BRANDT BRANDT PRINTERS v. KLEIN

United States Court of Appeals, Second Circuit (1955)

Facts

Issue

Holding — Frank, J.

Rule

Reasoning

Deep Dive: How the Court Reached Its Decision

Existence of a Partnership

The U.S. Court of Appeals for the Second Circuit determined that a partnership existed between William Friedman and the appellant based on the evidence presented. The court noted that the sharing of profits and other relevant factors were indicative of a partnership relationship. The referee's findings, which were supported by the evidence, concluded that the business dealings between Friedman and the appellant amounted to a partnership. This legal conclusion was crucial because it affected the jurisdiction of the bankruptcy court over the assets involved. The existence of a partnership meant that the assets were not solely the property of Friedman, but were instead part of a joint business venture with the appellant.

Jurisdiction of the Bankruptcy Court

The court addressed the issue of whether the bankruptcy court had jurisdiction over the partnership assets without the appellant's consent. According to Section 5 of the Bankruptcy Act, partnership assets cannot be administered in bankruptcy without the consent of all non-bankrupt partners unless the partnership itself is adjudged bankrupt. The court found that the appellant had not given such consent, and the partnership was not adjudicated bankrupt. Therefore, the bankruptcy court lacked the authority to administer the partnership assets. The court emphasized that the assets or cash proceeds from any sales should be returned to the appellant to allow the settlement of the partnership business outside of bankruptcy proceedings.

Consent to Administration of Assets

The court examined whether the appellant had consented to the administration of the partnership assets by the bankruptcy court. Appellee argued that the appellant's actions, such as turning over a bank account balance to the trustee, constituted implied consent. However, the court disagreed, noting that this turnover occurred before the trustee sought to hold the appellant as a partner. The court concluded that there was no overt or implied consent from the appellant for the bankruptcy court to administer the partnership assets. The appellant's immediate response to the claim of partnership – denying jurisdiction and the partnership status – further supported the lack of consent.
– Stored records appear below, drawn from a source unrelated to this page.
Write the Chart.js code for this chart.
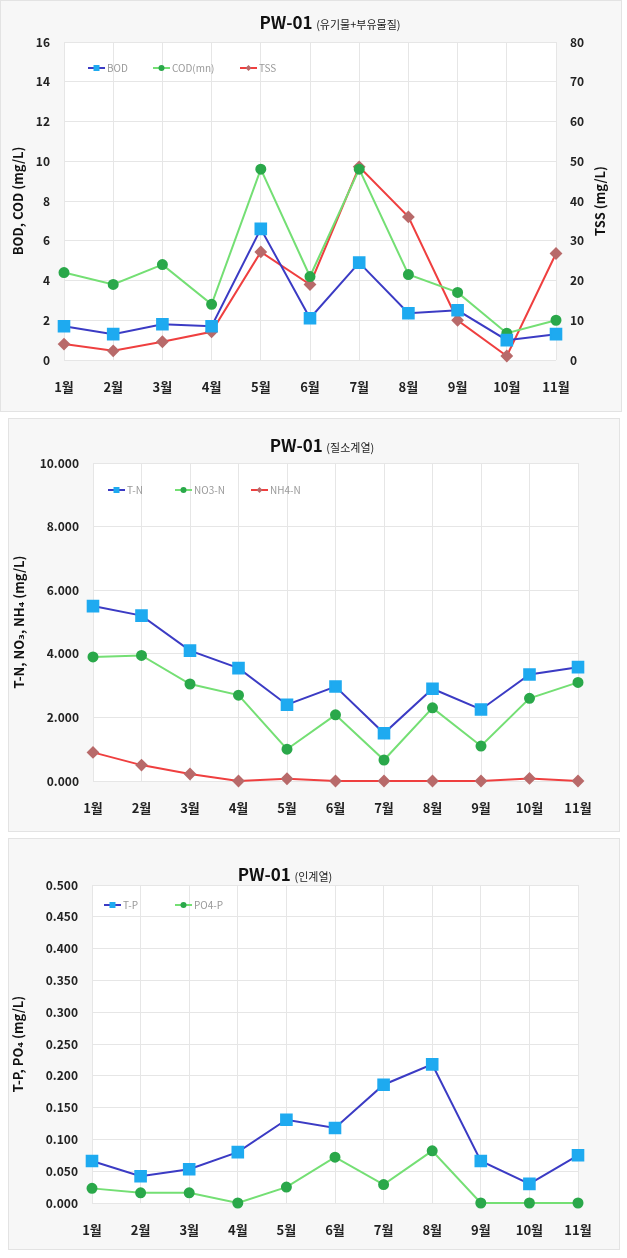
<!DOCTYPE html>
<html>
<head>
<meta charset="utf-8">
<script src="https://cdn.jsdelivr.net/npm/chart.js@4.4.1/dist/chart.umd.min.js"></script>
<style>
    body { margin: 0; width: 627px; height: 1258px; background: #fff; position: relative; overflow: hidden; font-family: "Noto Sans CJK KR", sans-serif; }
    .panel { position: absolute; background: #f7f7f7; border: 1px solid #e3e3e3; box-sizing: border-box; }
    .panel canvas { position: absolute; left: -1px; top: -1px; }
    .title { position: absolute; white-space: nowrap; color: #111; transform: translate(-50%, -50%); line-height: 1; }
    .title b { font-size: 17px; }
    .title span { font-size: 11px; font-weight: normal; color: #222; }
</style>
</head>
<body>
<div class="panel" style="left:0;top:0;width:622px;height:412px"><canvas id="c1" width="622" height="412"></canvas></div>
<div class="panel" style="left:8px;top:418px;width:612px;height:414px"><canvas id="c2" width="612" height="414"></canvas></div>
<div class="panel" style="left:8px;top:838px;width:612px;height:412px"><canvas id="c3" width="612" height="412"></canvas></div>
<div class="title" style="left:330px;top:21px"><b>PW-01</b> <span>(유기물+부유물질)</span></div>
<div class="title" style="left:322px;top:444px"><b>PW-01</b> <span>(질소계열)</span></div>
<div class="title" style="left:285px;top:873px"><b>PW-01</b> <span>(인계열)</span></div>
<script>
const months = ["1월", "2월", "3월", "4월", "5월", "6월", "7월", "8월", "9월", "10월", "11월"];

// 유기물 + 부유물질
const bod = [1.7, 1.3, 1.8, 1.7, 6.6, 2.1, 4.9, 2.35, 2.5, 1.0, 1.3];
const cod = [4.4, 3.8, 4.8, 2.8, 9.6, 4.2, 9.6, 4.3, 3.4, 1.35, 2.0];
const tss = [4.0, 2.3, 4.6, 7.1, 27.2, 19.0, 48.6, 36.0, 10.0, 1.0, 26.8];

// 질소계열
const tn = [5.5, 5.2, 4.1, 3.55, 2.4, 2.97, 1.5, 2.9, 2.25, 3.35, 3.58];
const no3 = [3.9, 3.95, 3.05, 2.7, 1.0, 2.08, 0.66, 2.3, 1.1, 2.6, 3.1];
const nh4 = [0.9, 0.5, 0.22, 0.0, 0.07, 0.0, 0.0, 0.0, 0.0, 0.08, 0.0];

// 인계열
const tp = [0.066, 0.042, 0.053, 0.080, 0.131, 0.118, 0.186, 0.218, 0.066, 0.030, 0.075];
const po4 = [0.023, 0.016, 0.016, 0.0, 0.025, 0.072, 0.029, 0.082, 0.0, 0.0, 0.0];

const FONT = '"Noto Sans CJK KR", "DejaVu Sans", sans-serif';
const GRID = "#e6e6e6";

const plotBackground = {
    id: "plotBackground",
    beforeDraw(chart) {
        const { ctx, chartArea: a } = chart;
        ctx.save();
        ctx.fillStyle = "#fff";
        ctx.fillRect(a.left, a.top, a.width, a.height);
        ctx.restore();
    },
};

function drawMarker(ctx, style, x, y, r) {
    ctx.beginPath();
    if (style === "rect") {
        ctx.rect(x - r, y - r, r * 2, r * 2);
    } else if (style === "rectRot") {
        ctx.moveTo(x, y - r); ctx.lineTo(x + r, y); ctx.lineTo(x, y + r); ctx.lineTo(x - r, y); ctx.closePath();
    } else {
        ctx.arc(x, y, r, 0, Math.PI * 2);
    }
    ctx.fill();
}

// legend drawn inside the plot, top-left, like the original sheet
const insideLegend = {
    id: "insideLegend",
    afterDraw(chart, args, opts) {
        const { ctx, chartArea: a } = chart;
        ctx.save();
        ctx.font = "10px " + FONT;
        ctx.textBaseline = "middle";
        chart.data.datasets.forEach((ds, i) => {
            const x = a.left + opts.xs[i];
            const y = a.top + opts.y;
            ctx.strokeStyle = ds.borderColor;
            ctx.lineWidth = 2;
            ctx.beginPath();
            ctx.moveTo(x, y);
            ctx.lineTo(x + 17, y);
            ctx.stroke();
            ctx.fillStyle = ds.pointBackgroundColor;
            drawMarker(ctx, ds.pointStyle, x + 8.5, y, 3);
            ctx.fillStyle = "#999";
            ctx.fillText(ds.label, x + 19, y);
        });
        ctx.restore();
    },
};

// right axis title reads bottom-to-top in the original, so draw it by hand
const rightTitle = {
    id: "rightTitle",
    afterDraw(chart, args, opts) {
        if (!opts.text) return;
        const { ctx, chartArea: a } = chart;
        ctx.save();
        ctx.translate(a.right + opts.dx, (a.top + a.bottom) / 2);
        ctx.rotate(-Math.PI / 2);
        ctx.font = "bold 13px " + FONT;
        ctx.fillStyle = "#111";
        ctx.textAlign = "center";
        ctx.textBaseline = "middle";
        ctx.fillText(opts.text, 0, 0);
        ctx.restore();
    },
};

function blueSeries(label, data) {
    return { label, data, borderColor: "#3b3bc4", backgroundColor: "#1eaaf0", pointBackgroundColor: "#1eaaf0",
        pointBorderColor: "#1eaaf0", pointStyle: "rect", pointRadius: 7.5, borderWidth: 2, tension: 0, clip: false };
}
function greenSeries(label, data) {
    return { label, data, borderColor: "#74df74", backgroundColor: "#2aa84a", pointBackgroundColor: "#2aa84a",
        pointBorderColor: "#2aa84a", pointStyle: "circle", pointRadius: 4.5, borderWidth: 2, tension: 0, clip: false };
}
function redSeries(label, data, yAxisID) {
    return { label, data, yAxisID, borderColor: "#ef3f3f", backgroundColor: "#b86a6a", pointBackgroundColor: "#b86a6a",
        pointBorderColor: "#b86a6a", pointStyle: "rectRot", pointRadius: 5, borderWidth: 2, tension: 0, clip: false };
}

function xAxis(height) {
    return {
        type: "category",
        offset: false,
        grid: { color: GRID, drawTicks: false },
        border: { display: false },
        ticks: { color: "#222", font: { family: FONT, size: 13, weight: "bold" }, padding: 19, maxRotation: 0, autoSkip: false },
        afterFit(scale) { scale.height = height; },
    };
}

function yAxis(min, max, step, title, width, titlePad, decimals, position) {
    return {
        position: position || "left",
        min, max,
        grid: { color: GRID, drawTicks: false },
        border: { display: false },
        ticks: {
            stepSize: step,
            color: "#222",
            font: { family: FONT, size: 12, weight: "bold" },
            padding: 14,
            callback: (v) => Number(v).toFixed(decimals),
        },
        title: { display: !!title, text: title, color: "#111", font: { family: FONT, size: 13, weight: "bold" }, padding: { top: titlePad, bottom: 0 } },
        afterFit(scale) { scale.width = width; },
    };
}

function makeChart(id, datasets, scales, padding, legend, rightText) {
    return new Chart(document.getElementById(id), {
        type: "line",
        data: { labels: months, datasets },
        options: {
            responsive: false,
            animation: false,
            layout: { padding },
            plugins: {
                legend: { display: false },
                tooltip: { enabled: false },
                insideLegend: legend,
                rightTitle: { text: rightText || "", dx: 44 },
            },
            scales,
        },
        plugins: [plotBackground, insideLegend, rightTitle],
    });
}

const right1 = yAxis(0, 80, 10, "", 66, 0, 0, "right");
right1.grid = { drawOnChartArea: false, drawTicks: false };
makeChart("c1",
    [blueSeries("BOD", bod), greenSeries("COD(mn)", cod), redSeries("TSS", tss, "y2")],
    { x: xAxis(52), y: yAxis(0, 16, 2, "BOD, COD (mg/L)", 64, 10, 0), y2: right1 },
    { top: 42, left: 0, right: 0, bottom: 0 },
    { xs: [24, 89, 176], y: 26 },
    "TSS (mg/L)");

makeChart("c2",
    [blueSeries("T-N", tn), greenSeries("NO3-N", no3), redSeries("NH4-N", nh4, "y")],
    { x: xAxis(51), y: yAxis(0, 10, 2, "T-N, NO₃, NH₄ (mg/L)", 85, 3, 3) },
    { top: 45, left: 0, right: 42, bottom: 0 },
    { xs: [15, 82, 158], y: 27 });

makeChart("c3",
    [blueSeries("T-P", tp), greenSeries("PO4-P", po4)],
    { x: xAxis(47), y: yAxis(0, 0.5, 0.05, "T-P, PO₄ (mg/L)", 84, 2, 3) },
    { top: 47, left: 0, right: 42, bottom: 0 },
    { xs: [12, 83], y: 20 });
</script>
</body>
</html>
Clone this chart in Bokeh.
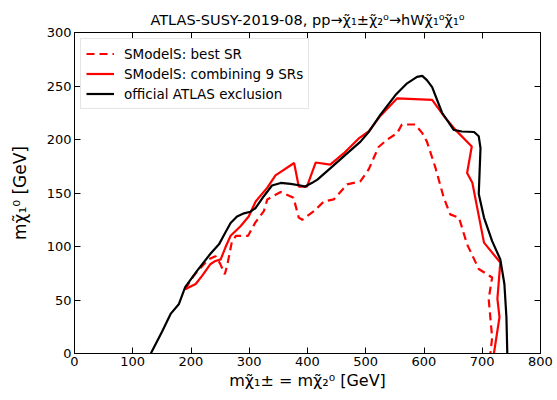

Order of Settlement of Liabilities

The court highlighted the procedure for settling partnership liabilities as outlined in New York Partnership Law. It instructed that the appellant, as the solvent partner, was responsible for winding up the partnership's business. The assets must be applied to liabilities according to the prescribed order: first to creditors other than partners, then to partners for amounts other than capital and profits, next to partners for capital, and finally to partners for profits. By following this order, the appellant would settle the partnership's obligations before accounting for any amounts due to Friedman’s estate. The court's decision required the appellant to assume control of the partnership assets and settle its affairs expeditiously.

Reversal and Remand for Further Proceedings

The court reversed the lower court's decision concerning the administration of partnership assets and remanded the case for further proceedings consistent with its opinion. The bankruptcy court was instructed to re-examine all claims filed in the Friedman proceedings and to ensure that claims solely against the partnership were subordinated to those against the individual bankrupt, Friedman. The ruling clarified that the bankruptcy court's previous determination that the appellant's claims were solely against the partnership would be upheld. However, the court did not decide on the rank of the appellant's claims against the partnership assets, leaving that issue open for further determination by the bankruptcy court. This decision aimed to ensure proper administration and settlement of the partnership's business outside of bankruptcy.